|Intelligencer Journal, Monday, February 5th, 2007
When Fitness Gets Personal.
By Brett Lovelace
It's probably true that everyone at one time or another has looked into the mirror and not liked what they saw. For men, it could be a flabby midsection or skinny arms and a flat chest. For women, it could be expanding thighs or jiggly arms. Mirrors don't lie, and reality can be a blow to self-esteem, confidence and overall outlook
on life. Reality hit Tom Weaver seven years ago. Years of poor eating habits, staying up too late playing in a band and little exercise left him with an expanding waistline, double chin and lower back pain. "My epiphany came when I reached the age off 33," Weaver said. "I became saddled with what I can only describe as a crushing depression. I was dealing with a stalled music career as well as working a dead-end job. "One night as I laid awake in bed trying to deal with difficult events in my life, I prayed to God a very simple and direct prayer. I asked God to guide my life, to take me in the direction that he wanted me to go in."

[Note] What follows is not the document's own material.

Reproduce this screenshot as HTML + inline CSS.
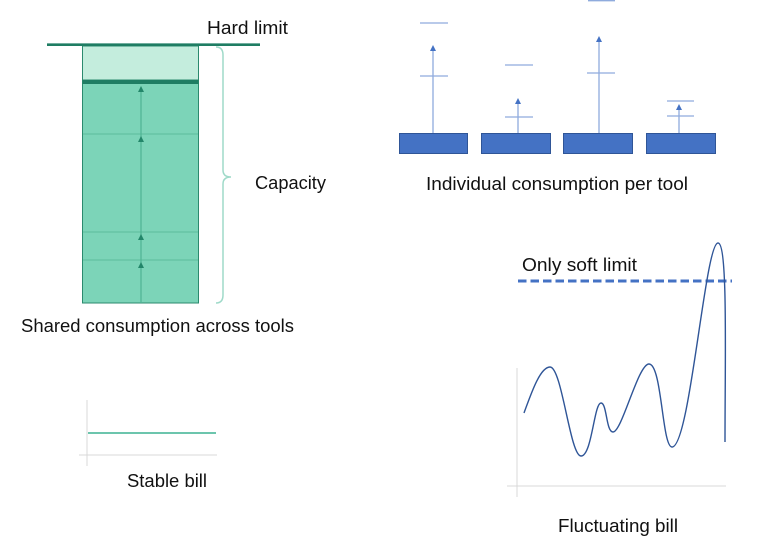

At the time, Weaver worked at a ceramic-mold company. He carried 50 pound bags of plaster to a mixing station for several hours a day. Instead of just moving the plaster bags, Weaver started curling them to build his biceps. Tricep dips, pushups and sit-ups were added to the regimen. Weaver eventually bought a small weight set and a few pieces of exercise equipment. He also started jogging and bicycling. The next step was to change his eating habits. "It was right about this time that I began to think about becoming a personal trainer," Weaver said. "My life had taken a truly amazing turn. I had firmly established excellent habits and my casual beginnings lifting plaster bags had morphed into a lifestyle."
In 2003, Weaver completed a Certified Personal Trainer course through National Strength Professionals Association in Maryland. He later obtained the Certified Conditioning Specialist and Certified Strength and Conditioning Specialist status from the National Strength Conditioning Association.

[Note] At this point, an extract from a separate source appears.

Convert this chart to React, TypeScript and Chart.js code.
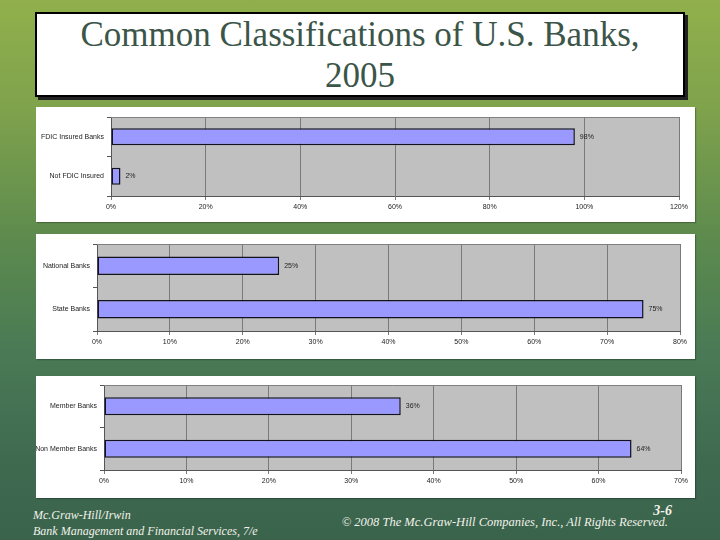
import React, { useEffect, useRef } from "react";
import { Chart, registerables } from "chart.js";

Chart.register(...registerables);

// ---- Data ----
const insuranceLabels = ["FDIC Insured Banks", "Not FDIC Insured"];
const insuranceValues = [98, 2];
const insuranceMax = 120;
const insuranceStep = 20;

const charterLabels = ["National Banks", "State Banks"];
const charterValues = [25, 75];
const charterMax = 80;
const charterStep = 10;

const memberLabels = ["Member Banks", "Non Member Banks"];
const memberValues = [36, 64];
const memberMax = 70;
const memberStep = 10;

const titleLines = ["Common Classifications of U.S. Banks,", "2005"];

const SERIF = '"Liberation Serif", "Times New Roman", Times, "DejaVu Serif", serif';

type PanelProps = {
  labels: string[];
  values: number[];
  max: number;
  step: number;
  left: number;
  top: number;
  width: number;
  height: number;
  yWidth: number;
  xHeight: number;
  padTop: number;
  padRight: number;
};

const plotBg = {
  id: "plotBg",
  beforeDraw(chart: any) {
    const { ctx, chartArea } = chart;
    if (!chartArea) return;
    ctx.save();
    ctx.fillStyle = "#c0c0c0";
    ctx.fillRect(chartArea.left, chartArea.top, chartArea.right - chartArea.left, chartArea.bottom - chartArea.top);
    ctx.restore();
  },
  afterDraw(chart: any) {
    const { ctx, chartArea } = chart;
    ctx.save();
    ctx.strokeStyle = "#808080";
    ctx.lineWidth = 1;
    ctx.beginPath();
    ctx.moveTo(chartArea.left, chartArea.top + 0.5);
    ctx.lineTo(chartArea.right, chartArea.top + 0.5);
    ctx.stroke();
    ctx.restore();
  },
};

const valueLabels = {
  id: "valueLabels",
  afterDatasetsDraw(chart: any) {
    const { ctx } = chart;
    ctx.save();
    ctx.font = "7px 'Liberation Sans', Arial, sans-serif";
    ctx.fillStyle = "#222";
    ctx.textAlign = "left";
    ctx.textBaseline = "middle";
    chart.data.datasets.forEach((ds: any, di: number) => {
      const meta = chart.getDatasetMeta(di);
      meta.data.forEach((el: any, i: number) => {
        ctx.fillText(ds.data[i] + "%", el.x + 5, el.y);
      });
    });
    ctx.restore();
  },
};

function Panel(p: PanelProps) {
  const ref = useRef<HTMLCanvasElement | null>(null);
  useEffect(() => {
    if (!ref.current) return;
    const chart = new Chart(ref.current, {
      type: "bar",
      data: {
        labels: p.labels,
        datasets: [
          {
            data: p.values,
            backgroundColor: "#9999ff",
            borderColor: "#111122",
            borderWidth: 1.5,
            borderSkipped: false,
            barPercentage: 0.85,
            categoryPercentage: 0.5,
          },
        ],
      },
      options: {
        indexAxis: "y",
        animation: false,
        responsive: true,
        maintainAspectRatio: false,
        layout: { padding: { top: p.padTop, right: p.padRight, left: 0, bottom: 0 } },
        plugins: { legend: { display: false }, tooltip: { enabled: false }, title: { display: false } },
        scales: {
          x: {
            min: 0,
            max: p.max,
            ticks: {
              stepSize: p.step,
              callback: (v: any) => v + "%",
              font: { family: "'Liberation Sans', Arial, sans-serif", size: 7 },
              color: "#222",
              padding: 3,
              maxRotation: 0,
            },
            grid: { color: "#7a7a7a", lineWidth: 1, tickLength: 4, drawTicks: true },
            border: { color: "#555", width: 1 },
            afterFit: (s: any) => {
              s.height = p.xHeight;
            },
          },
          y: {
            ticks: {
              font: { family: "'Liberation Sans', Arial, sans-serif", size: 7 },
              color: "#222",
              padding: 3,
            },
            grid: { drawOnChartArea: false, offset: true, tickLength: 4, color: "#555" },
            border: { color: "#555", width: 1 },
            afterFit: (s: any) => {
              s.width = p.yWidth;
            },
          },
        },
      },
      plugins: [plotBg, valueLabels],
    } as any);
    return () => chart.destroy();
  }, []);
  return (
    <div
      style={{
        position: "absolute",
        left: p.left,
        top: p.top,
        width: p.width,
        height: p.height,
        background: "#ffffff",
        boxShadow: "1px 1px 1px rgba(0,0,0,0.25)",
      }}
    >
      <canvas ref={ref} />
    </div>
  );
}

export default function App() {
  return (
    <div
      style={{
        position: "fixed",
        left: 0,
        top: 0,
        width: 720,
        height: 540,
        overflow: "hidden",
        background: "linear-gradient(180deg, #91b04c 0%, #7fa24c 20%, #5c8a4e 45%, #4a7a55 65%, #3f6a50 85%, #3a634c 100%)",
        fontFamily: SERIF,
      }}
    >
      <div
        style={{
          position: "absolute",
          left: 35,
          top: 12,
          width: 646,
          height: 81,
          background: "#fff",
          border: "2px solid #000",
          boxShadow: "3px 3px 0 #222",
          textAlign: "center",
          color: "#3b5548",
          fontFamily: SERIF,
          fontSize: 35,
          lineHeight: "41px",
          overflow: "hidden",
        }}
      >
        {titleLines.map((t, i) => (
          <div key={i} style={{ fontFamily: SERIF, whiteSpace: "nowrap" }}>{t}</div>
        ))}
      </div>

      <Panel labels={insuranceLabels} values={insuranceValues} max={insuranceMax} step={insuranceStep}
        left={36} top={107} width={659} height={115} yWidth={75} xHeight={26} padTop={10} padRight={16} />
      <Panel labels={charterLabels} values={charterValues} max={charterMax} step={charterStep}
        left={36} top={234} width={659} height={125} yWidth={61} xHeight={28} padTop={10} padRight={15} />
      <Panel labels={memberLabels} values={memberValues} max={memberMax} step={memberStep}
        left={36} top={376} width={659} height={122} yWidth={68} xHeight={28} padTop={9} padRight={14} />

      <div style={{ position: "absolute", left: 33, top: 507, color: "#f2f2ea", fontStyle: "italic", fontSize: 12, lineHeight: "16px", fontFamily: SERIF }}>
        <div>Mc.Graw-Hill/Irwin</div>
        <div>Bank Management and Financial Services, 7/e</div>
      </div>
      <div style={{ position: "absolute", right: 48, top: 503, color: "#f2f2ea", fontStyle: "italic", fontWeight: "bold", fontSize: 14, fontFamily: SERIF }}>
        3-6
      </div>
      <div style={{ position: "absolute", right: 52, top: 515, color: "#f2f2ea", fontStyle: "italic", fontSize: 12.5, fontFamily: SERIF }}>
        © 2008 The Mc.Graw-Hill Companies, Inc., All Rights Reserved.
      </div>
    </div>
  );
}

"Personal training should be just as it's described: personal," Weaver said. "The best trainers create a comfortable environment in which clients are inspired, focused and driven to meet their fitness goals."
Weaver went to work as personal trainer for a Manheim Township fitness club. He helped hundreds of club members lose weight and gain muscle. Last month, Weaver struck out on his own and opened Weaver Personal Training Services in New Holland. The workout studio is attached to Weaver's home at 676 W. Main St., New Holland. The stone rancher is across the street from New Holland Shopping Center. Weaver trains about 15 clients a week for 30-minute or 1-hour sessions. He also counsels clients on a daily eating plan aimed at reducing body fat.
One regimen Weaver has utilized to jump-start clients' muscle growth is "high intensity training." The workout requires that maximum weight be lifted for 15 to 20 repetitions before moving to the next exercise. Repetitions focus on negative and positive resistance so the muscle works twice as hard. Weaver also takes clients through a series of manual resistance exercises, which fatigue muscles to exhaustion.
"I am now age 40 and look and feel better than I ever have in my entire life," Weaver said. "I could have never imagined lifting weights as intensely as I do now or running a half-marathon, which I did for the first time in September of 2006, or being disciplined enough to give up all the poor eating choices that had been the staple of my diet for over 20 years."